The frame for my '64 Tempest had been repaired back in about 1986 (I bought it in 1980). Over the years it had continued to rust but I decided to try to save it anyways. Here is a before and after photo of the front passenger side under the cowl. As long as I have enogh weld penetration it should be good to go. Won't know for sure until I set the body back down onto the frame. Any way to check this before then? Next up is to repair the frame body mount holes. Eight of the fourteen need repair so I think that I will weld all 14 of the frame repair washers on top of the frame.










Phil


----------



## Petey D (Feb 14, 2009)

Looks like you've done a pretty good repair there. What guage metal did you use to patch it?


----------



## 64phil (Nov 23, 2007)

Petey D said:


> Looks like you've done a pretty good repair there. What guage metal did you use to patch it?
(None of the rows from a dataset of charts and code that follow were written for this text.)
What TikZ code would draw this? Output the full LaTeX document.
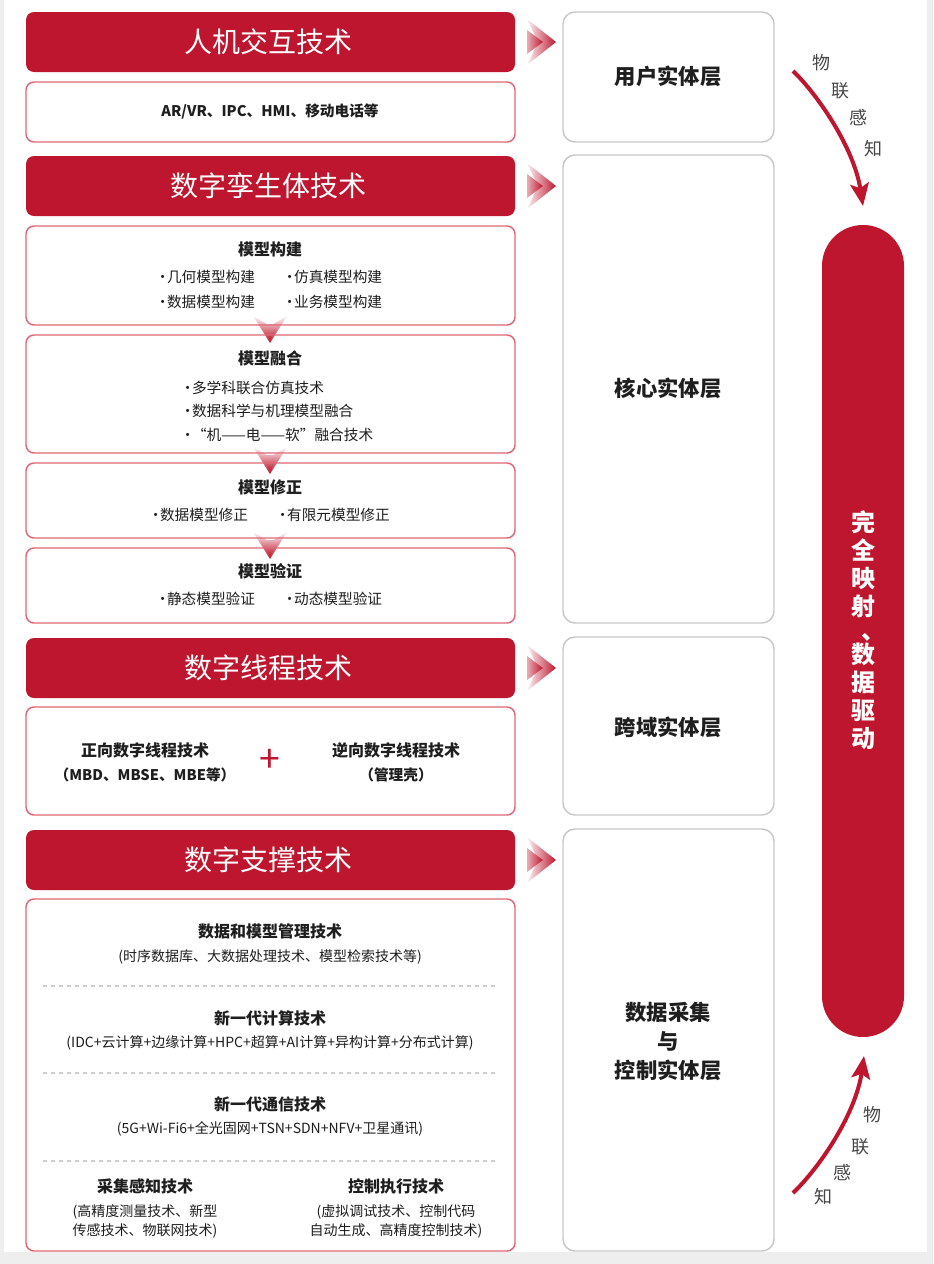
\documentclass[tikz,border=0pt]{standalone}
\usepackage{fontspec}
\setmainfont{Noto Sans CJK SC}
\usetikzlibrary{fit,arrows.meta,shadings}
\definecolor{myred}{RGB}{190,22,46}
\definecolor{pinkline}{RGB}{224,104,118}
\definecolor{grayline}{RGB}{200,200,200}
\definecolor{textcol}{RGB}{30,30,30}
\definecolor{bggray}{RGB}{238,238,238}
\definecolor{dashgray}{RGB}{205,205,205}
\newcommand{\bul}{\makebox[0.6em][c]{·}}
\newcommand{\RChev}[1]{%
  \begin{scope}[shift={(0,#1)}]
    \shade[left color=myred!4, right color=myred] (527,-23) -- (556,0) -- (527,23) -- (538,0) -- cycle;
    \shade[left color=myred!35, right color=myred] (527,-12) -- (543,0) -- (527,12) -- cycle;
  \end{scope}}
\newcommand{\DChev}[1]{%
  \begin{scope}[shift={(0,#1)}]
    \shade[top color=myred!4, bottom color=myred] (253,0) -- (270,27) -- (287,0) -- (270,10) -- cycle;
    \shade[top color=myred!35, bottom color=myred] (259,8) -- (270,24) -- (281,8) -- cycle;
  \end{scope}}
\begin{document}
\begin{tikzpicture}[x=0.75pt,y=-0.75pt,
  hdr/.style={fill=myred, draw=none, rounded corners=6pt, inner sep=0pt},
  sub/.style={draw=pinkline, line width=1.1pt, rounded corners=6pt, inner sep=0pt},
  layer/.style={draw=grayline, line width=1.1pt, rounded corners=9pt, inner sep=0pt},
  htext/.style={text=white, font=\fontsize{21}{24}\selectfont},
  ltext/.style={font=\bfseries\fontsize{16}{21.75}\selectfont, text=textcol, align=center},
  stitle/.style={font=\bfseries\fontsize{12}{14}\selectfont, text=textcol},
  item/.style={font=\fontsize{11}{13}\selectfont, text=textcol, anchor=west, inner sep=0pt},
  paren/.style={font=\fontsize{10.5}{14.25}\selectfont, text=textcol, align=center},
  bparen/.style={font=\bfseries\fontsize{11}{13}\selectfont, text=textcol, align=center},
  side/.style={font=\fontsize{13.5}{15}\selectfont, text=black!72},
  flow/.style={draw=myred, line width=3pt, -{Stealth[length=17pt,width=14pt,inset=3.5pt]}},
  sep/.style={draw=dashgray, line width=0.8pt, dash pattern=on 3pt off 3pt}
]
\useasboundingbox (0,0) rectangle (933,1264);
\fill[bggray] (0,0) rectangle (933,1264);
\fill[white] (4,0) rectangle (927,1252);

% chevrons (drawn below box borders)
\RChev{42}
\RChev{186}
\RChev{668}
\RChev{860}
\DChev{316}
\DChev{447}
\DChev{532}

% left column
\node[hdr, fit={(26,12) (515,72)}] (h1) {};
\node[sub, fit={(26,82) (515,142)}] (s1) {};
\node[hdr, fit={(26,156) (515,216)}] (h2) {};
\node[sub, fit={(26,226) (515,325)}] (b1) {};
\node[sub, fit={(26,335) (515,453)}] (b2) {};
\node[sub, fit={(26,463) (515,538)}] (b3) {};
\node[sub, fit={(26,548) (515,623)}] (b4) {};
\node[hdr, fit={(26,638) (515,698)}] (h3) {};
\node[sub, fit={(26,707) (515,815)}] (s3) {};
\node[hdr, fit={(26,830) (515,890)}] (h4) {};
\node[sub, fit={(26,899) (515,1251)}] (s4) {};

% middle column
\node[layer, fit={(563,12) (774,142)}] (L1) {};
\node[layer, fit={(563,155) (774,623)}] (L2) {};
\node[layer, fit={(563,637) (774,815)}] (L3) {};
\node[layer, fit={(563,829) (774,1251)}] (L4) {};

% pill
\fill[myred, rounded corners=30.7pt] (822,225) rectangle (904,1037);
\node[text=white, font=\bfseries\fontsize{18}{21}\selectfont, align=center] (pilltext) at (863,630)
  {完\\全\\映\\射\\[-3pt]\makebox[1em][l]{\kern0.45em 、}\\[-3pt]数\\据\\驱\\动};

% header titles
\node[htext] (t1) at (268,42) {人机交互技术};
\node[htext] (t2) at (268,186) {数字孪生体技术};
\node[htext] (t3) at (268,668) {数字线程技术};
\node[htext] (t4) at (268,860) {数字支撑技术};

\node[bparen] (ar) at (270,111) {AR/VR、IPC、HMI、移动电话等};

% model boxes
\node[stitle] (m1) at (270,249) {模型构建};
\node[item] (m1a) at (158,277) {\bul 几何模型构建};
\node[item] (m1b) at (285,277) {\bul 仿真模型构建};
\node[item] (m1c) at (158,302) {\bul 数据模型构建};
\node[item] (m1d) at (285,302) {\bul 业务模型构建};

\node[stitle] (m2) at (270,358) {模型融合};
\node[item] (m2a) at (183,388) {\bul 多学科联合仿真技术};
\node[item] (m2b) at (183,411) {\bul 数据科学与机理模型融合};
\node[item] (m2c) at (183,435) {\bul “机——电——软”融合技术};

\node[stitle] (m3) at (270,487) {模型修正};
\node[item] (m3a) at (151,515) {\bul 数据模型修正};
\node[item] (m3b) at (278,515) {\bul 有限元模型修正};

\node[stitle] (m4) at (270,571) {模型验证};
\node[item] (m4a) at (158,599) {\bul 静态模型验证};
\node[item] (m4b) at (285,599) {\bul 动态模型验证};

% digital thread
\node[stitle] (dt1) at (145,750) {正向数字线程技术};
\node[bparen] (dt1p) at (145,775) {（MBD、MBSE、MBE等）};
\node[text=myred, font=\fontsize{28}{28}\selectfont] (plus) at (270,761) {+};
\node[stitle] (dt2) at (396,750) {逆向数字线程技术};
\node[bparen] (dt2p) at (396,775) {（管理壳）};

% support technologies
\node[stitle] (sp1) at (270,931) {数据和模型管理技术};
\node[paren] (sp1p) at (270,957) {(时序数据库、大数据处理技术、模型检索技术等)};
\draw[sep] (43,986) -- (498,986);
\node[stitle] (sp2) at (270,1018) {新一代计算技术};
\node[paren] (sp2p) at (270,1043) {(IDC+云计算+边缘计算+HPC+超算+AI计算+异构计算+分布式计算)};
\draw[sep] (43,1073) -- (498,1073);
\node[stitle] (sp3) at (270,1104) {新一代通信技术};
\node[paren] (sp3p) at (270,1129) {(5G+Wi-Fi6+全光固网+TSN+SDN+NFV+卫星通讯)};
\draw[sep] (43,1161) -- (498,1161);
\node[stitle] (sp4) at (145,1186) {采集感知技术};
\node[paren] (sp4p) at (145,1221.5) {(高精度测量技术、新型\\传感技术、物联网技术)};
\node[stitle] (sp5) at (396,1186) {控制执行技术};
\node[paren] (sp5p) at (396,1221.5) {(虚拟调试技术、控制代码\\自动生成、高精度控制技术)};

% layer labels
\node[ltext] (l1) at (668,76) {用户实体层};
\node[ltext] (l2) at (668,388) {核心实体层};
\node[ltext] (l3) at (668,727) {跨域实体层};
\node[ltext] (l4) at (668,1041) {数据采集\\与\\控制实体层};

% IoT sensing arrows
\coordinate (ta) at (793,71);
\coordinate (tb) at (863,206);
\draw[flow] (ta) .. controls (818,95) and (854,148) .. (tb);
\node[side] (w1) at (821,63) {物};
\node[side] (w2) at (840,91) {联};
\node[side] (w3) at (858,118) {感};
\node[side] (w4) at (873,149) {知};

\coordinate (ba) at (793,1193);
\coordinate (bb) at (864,1056);
\draw[flow] (ba) .. controls (822,1165) and (856,1112) .. (bb);
\node[side] (v1) at (872,1115) {物};
\node[side] (v2) at (860,1147) {联};
\node[side] (v3) at (842,1173) {感};
\node[side] (v4) at (823,1197) {知};
\end{tikzpicture}
\end{document}
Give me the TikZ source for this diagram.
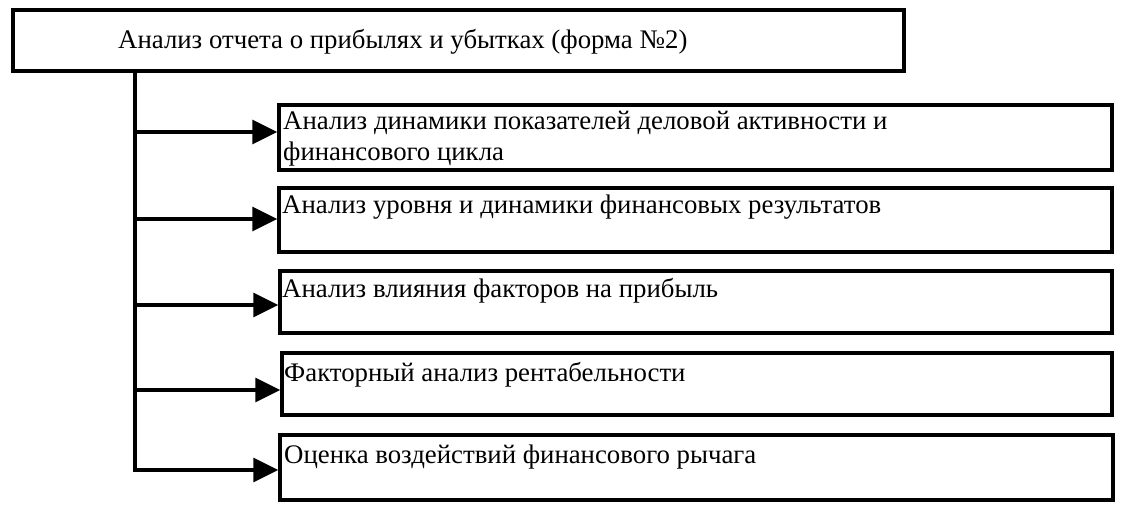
\documentclass[tikz,border=0pt]{standalone}
\usepackage{fontspec}
\setmainfont{Liberation Serif}
\usetikzlibrary{arrows.meta}
\begin{document}
\begin{tikzpicture}[x=1pt,y=-1pt,
  box/.style={draw=black,line width=3.5pt,rectangle,inner sep=0pt,fill=none},
  txt/.style={anchor=base west,inner sep=0pt,font=\fontsize{26.8}{31}\selectfont},
  conn/.style={line width=3.5pt,draw=black},
  arr/.style={conn,-{Triangle[length=25pt,width=24pt]}}]
\useasboundingbox (0,0) rectangle (1129,515);
\fill[white] (0,0) rectangle (1129,515);
% boxes
\node[box,minimum width=891pt,minimum height=61pt] (top) at (458.5,40.5) {};
\node[box,minimum width=833pt,minimum height=65pt] (b1) at (695.5,137.5) {};
\node[box,minimum width=833pt,minimum height=64pt] (b2) at (695.5,220) {};
\node[box,minimum width=832pt,minimum height=62pt] (b3) at (696,302) {};
\node[box,minimum width=830pt,minimum height=62pt] (b4) at (697,384) {};
\node[box,minimum width=833pt,minimum height=65pt] (b5) at (696.5,467.5) {};
% texts
\node[txt] (t0) at (118,48) {Анализ отчета о прибылях и убытках (форма №2)};
\node[txt] (t1a) at (283,129) {Анализ динамики показателей деловой активности и};
\node[txt] (t1b) at (283,160) {финансового цикла};
\node[txt] (t2) at (282,213) {Анализ уровня и динамики финансовых результатов};
\node[txt] (t3) at (282,297) {Анализ влияния факторов на прибыль};
\node[txt] (t4) at (284,381) {Факторный анализ рентабельности};
\node[txt] (t5) at (284,463) {Оценка воздействий финансового рычага};
% connectors
\coordinate (j0) at (135,71);
\coordinate (j1) at (135,132);
\coordinate (j2) at (135,219);
\coordinate (j3) at (135,305);
\coordinate (j4) at (135,390);
\coordinate (j5) at (135,470);
\draw[conn] (j0) -- ([yshift=-1.75pt]j5);
\draw[arr] (j1) -- (j1 -| b1.west);
\draw[arr] (j2) -- (j2 -| b2.west);
\draw[arr] (j3) -- (j3 -| b3.west);
\draw[arr] (j4) -- (j4 -| b4.west);
\draw[arr] (j5) -- (j5 -| b5.west);
\end{tikzpicture}
\end{document}
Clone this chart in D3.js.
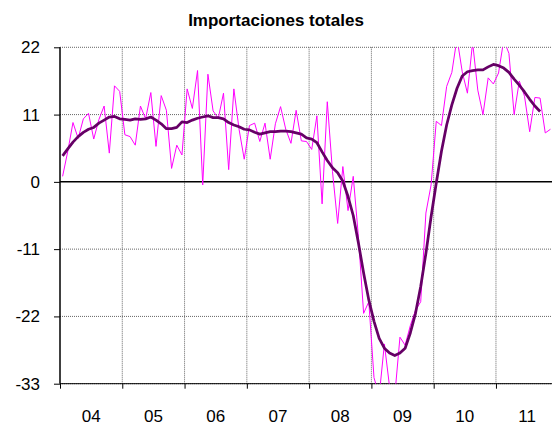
<!DOCTYPE html>
<html>
<head>
<meta charset="utf-8">
<script src="https://cdn.jsdelivr.net/npm/d3@7"></script>
<style>
    body { margin: 0; background: #fff; }
    text { font-family: "Liberation Sans", Arial, sans-serif; }
</style>
</head>
<body>
<div id="graph"></div>
<script>
// monthly series, Jan 2004 onwards
var annees = ["04", "05", "06", "07", "08", "09", "10", "11"];

var importaciones = [
    0.9, 5.0, 9.7, 7.1, 10.3, 11.2, 7.0, 10.2, 12.4, 4.7, 15.7, 14.8,
    7.7, 7.4, 6.0, 12.4, 10.3, 14.6, 5.8, 14.1, 11.7, 2.2, 6.0, 4.4,
    15.2, 12.0, 18.2, -0.5, 17.6, 11.6, 10.4, 14.5, 2.0, 15.2, 8.6, 3.7,
    9.2, 9.6, 6.6, 9.6, 3.7, 9.5, 12.3, 8.6, 6.3, 11.7, 6.7, 6.6,
    5.3, 10.8, -3.6, 13.1, 1.7, -6.8, 2.5, -4.7, 0.9, -9.0, -21.5, -19.6,
    -32.0, -35, -26.5, -33.5, -35, -25.4, -26.7, -23.5, -21.0, -19.6, -5.1, -0.5,
    9.9, 9.2, 15.6, 17.9, 23.5, 18.0, 14.5, 22.8, 15.0, 11.0, 17.0, 16.0,
    17.8, 23.2, 21.0, 11.0, 16.5, 14.0, 8.2, 13.8, 13.7, 8.0, 8.6
];

var tendencia = [
    4.25, 5.4, 6.5, 7.4, 8.1, 8.6, 8.9, 9.6, 10.1, 10.6, 10.7, 10.3,
    10.2, 10.1, 10.3, 10.2, 10.3, 10.6, 10.1, 9.5, 8.7, 8.7, 8.9, 9.8,
    9.7, 10.1, 10.4, 10.6, 10.8, 10.5, 10.5, 10.3, 9.7, 9.3, 9.0, 8.6,
    8.5, 8.1, 7.8, 8.0, 8.2, 8.2, 8.3, 8.3, 8.2, 8.0, 7.8, 7.2,
    7.0, 6.4, 4.9, 3.5, 2.3, 1.5, 0.1, -2.4, -5.5, -10.0, -14.9, -19.3,
    -22.8, -25.6, -27.2, -28.0, -28.4, -28.0, -27.2, -24.7, -21.5, -17.1, -11.7, -5.7,
    -0.2, 5.0, 9.3, 12.6, 15.3, 17.3, 18.0, 18.2, 18.3, 18.3, 18.8, 19.2,
    19.0, 18.6, 17.9, 16.8, 15.8, 14.7, 13.5, 12.4, 11.5
];

var ticksY = [22, 11, 0, -11, -22, -33];

function dessin() {
    var gauche = 60, haut = 47.3, bas = 383.7,
        largeurMois = 5.19,
        droite = gauche + 96 * largeurMois,

        svg = d3.select("#graph")
            .append("svg")
                .attr("width", 552)
                .attr("height", 427),

        x = d3.scaleLinear()
            .domain([0, 96])
            .range([gauche, droite]),

        y = d3.scaleLinear()
            .domain([-33, 22])
            .range([bas, haut]);

    svg.append("text")
        .attr("x", 276)
        .attr("y", 26)
        .style("text-anchor", "middle")
        .style("font-size", "17px")
        .style("font-weight", "bold")
        .text("Importaciones totales");

    svg.append("clipPath")
        .attr("id", "zone")
        .append("rect")
            .attr("x", gauche)
            .attr("y", haut)
            .attr("width", droite - gauche)
            .attr("height", bas - haut);

    // horizontal grid
    svg.selectAll(".grilleY")
        .data(ticksY.filter(function (d) { return d !== 0; }))
        .enter()
        .append("line")
        .attr("x1", gauche)
        .attr("x2", droite)
        .attr("y1", function (d) { return y(d); })
        .attr("y2", function (d) { return y(d); })
        .style("stroke", "#666")
        .style("stroke-width", 1)
        .style("stroke-dasharray", "1 1");

    // vertical grid at year boundaries
    svg.selectAll(".grilleX")
        .data(d3.range(1, annees.length))
        .enter()
        .append("line")
        .attr("x1", function (d) { return x(d * 12); })
        .attr("x2", function (d) { return x(d * 12); })
        .attr("y1", haut)
        .attr("y2", bas)
        .style("stroke", "#666")
        .style("stroke-width", 1)
        .style("stroke-dasharray", "1 1");

    // y axis, plain hyphen for negatives
    var axeY = svg.append("g")
        .attr("transform", "translate(" + gauche + ",0)")
        .call(d3.axisLeft(y)
            .tickValues(ticksY)
            .tickSize(6)
            .tickPadding(14)
            .tickFormat(function (d) { return String(d); }));
    axeY.select(".domain").remove();
    axeY.selectAll("text")
        .style("font-size", "17px")
        .style("fill", "#000");
    svg.append("line")
        .attr("x1", gauche).attr("x2", gauche)
        .attr("y1", haut).attr("y2", bas)
        .style("stroke", "#000").style("stroke-width", 1.5);

    // x axis at the bottom
    var axeX = svg.append("g")
        .attr("transform", "translate(0," + bas + ")")
        .call(d3.axisBottom(x)
            .tickValues(d3.range(0, annees.length + 1).map(function (d) { return d * 12; }))
            .tickSize(5)
            .tickFormat(""));
    axeX.select(".domain").remove();
    svg.append("line")
        .attr("x1", gauche).attr("x2", droite)
        .attr("y1", bas).attr("y2", bas)
        .style("stroke", "#000").style("stroke-width", 1);

    svg.selectAll(".annee")
        .data(annees)
        .enter()
        .append("text")
        .attr("x", function (d, i) { return x(i * 12 + 6); })
        .attr("y", 422)
        .style("text-anchor", "middle")
        .style("font-size", "17px")
        .text(function (d) { return d; });

    // zero line
    svg.append("line")
        .attr("x1", gauche).attr("x2", droite)
        .attr("y1", y(0)).attr("y2", y(0))
        .style("stroke", "#000").style("stroke-width", 1.5);

    var trace = d3.line()
        .x(function (d, i) { return x(i + 0.5); })
        .y(function (d) { return y(d); });

    svg.append("path")
        .datum(importaciones)
        .attr("clip-path", "url(#zone)")
        .attr("fill", "none")
        .attr("stroke", "#ff00ff")
        .attr("stroke-width", 1)
        .attr("d", trace);

    svg.append("path")
        .datum(tendencia)
        .attr("clip-path", "url(#zone)")
        .attr("fill", "none")
        .attr("stroke", "#660066")
        .attr("stroke-width", 2.75)
        .attr("stroke-linejoin", "round")
        .attr("d", trace);
}

dessin();
</script>
</body>
</html>
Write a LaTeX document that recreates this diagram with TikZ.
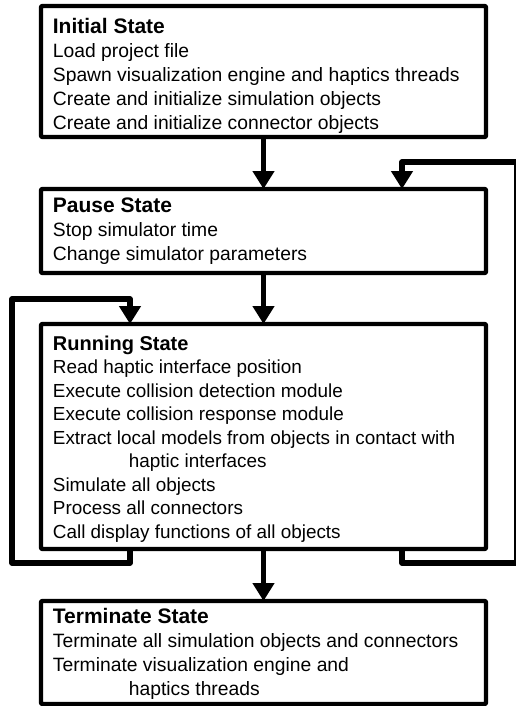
\documentclass[tikz,border=0pt]{standalone}
\usepackage{fontspec}
\setmainfont{Liberation Sans}
\usetikzlibrary{arrows.meta}
\newcommand{\statetitle}[2][21]{{\fontsize{#1}{24}\selectfont\bfseries #2}}
\begin{document}
\begin{tikzpicture}[x=1pt,y=-1pt,
  statebox/.style={draw=black,line width=4.3pt,anchor=north west,inner sep=0pt,
    outer sep=0pt,minimum width=445pt,line join=round,rounded corners=1pt},
  statetext/.style={anchor=north west,align=left,inner sep=0pt,
    font=\fontsize{19.3}{24.2}\selectfont},
  flow/.style={line width=5.5pt,line join=round,
    -{Triangle[width=21pt,length=18pt]}}
]
\useasboundingbox (0,0) rectangle (516,706);

% state boxes
\node[statebox,minimum height=131pt] (init) at (41,6) {};
\node[statebox,minimum height=84pt]  (pause) at (41,189) {};
\node[statebox,minimum height=225pt] (run) at (41,324) {};
\node[statebox,minimum height=103pt] (term) at (41,601) {};

% state descriptions
\node[statetext] (initT) at (52.7,17.7) {\statetitle{Initial State}\\
  Load project file\\
  Spawn visualization engine and haptics threads\\
  Create and initialize simulation objects\\
  Create and initialize connector objects};
\node[statetext] (pauseT) at (52.7,197.7) {\statetitle{Pause State}\\
  Stop simulator time\\
  Change simulator parameters};
\node[statetext,font=\fontsize{18.9}{23.5}\selectfont] (runT) at (52.7,335.5) {\statetitle[20]{Running State}\\
  Read haptic interface position\\
  Execute collision detection module\\
  Execute collision response module\\
  Extract local models from objects in contact with\\
  \hspace*{76pt}haptic interfaces\\
  Simulate all objects\\
  Process all connectors\\
  Call display functions of all objects};
\node[statetext] (termT) at (52.7,607.7) {\statetitle{Terminate State}\\
  Terminate all simulation objects and connectors\\
  Terminate visualization engine and\\
  \hspace*{76pt}haptics threads};

% loop corners
\coordinate (lb) at (12,563);
\coordinate (lt) at (12,299);
\coordinate (rb) at (517,563);
\coordinate (rt) at (517,162);

% transitions
\draw[flow] (init.south) -- (pause.north);
\draw[flow] (pause.south) -- (run.north);
\draw[flow] (run.south) -- (term.north);
\draw[flow] ([xshift=-133.5pt]run.south) |- (lb) -- (lt) -| ([xshift=-133.5pt]run.north);
\draw[flow] ([xshift=138.5pt]run.south) |- (rb) -- (rt) -| ([xshift=138.5pt]pause.north);
\end{tikzpicture}
\end{document}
I used 1/8 in. thick steel plate. This is the same thickness as the frame repair washers and just slightly thicker than where I mic'ed the frame at several locations.

Phil


----------



## Too Many Projects (Nov 15, 2008)

What you've done looks good, I just hope you cut out enough of the rot along side the holes. My frame was virtually broken in half at the same location on both sides and the metal was very thin for a lot farther from the holes than what you replaced. Take your slag hammer and tap on the frame around the welds and see if it dents easily. If you had good metal at the welds and got good penetration without burn thru, it should be good. You can see my replacement frame in my avatar.


----------



## Jstreet (Mar 9, 2009)

The repair looks good. Taking in mind your location, would a new frame be better (are they available?) Seems like you will have to do this every decade or so. Maybe a new/better one with proper preparation could save some trouble.


----------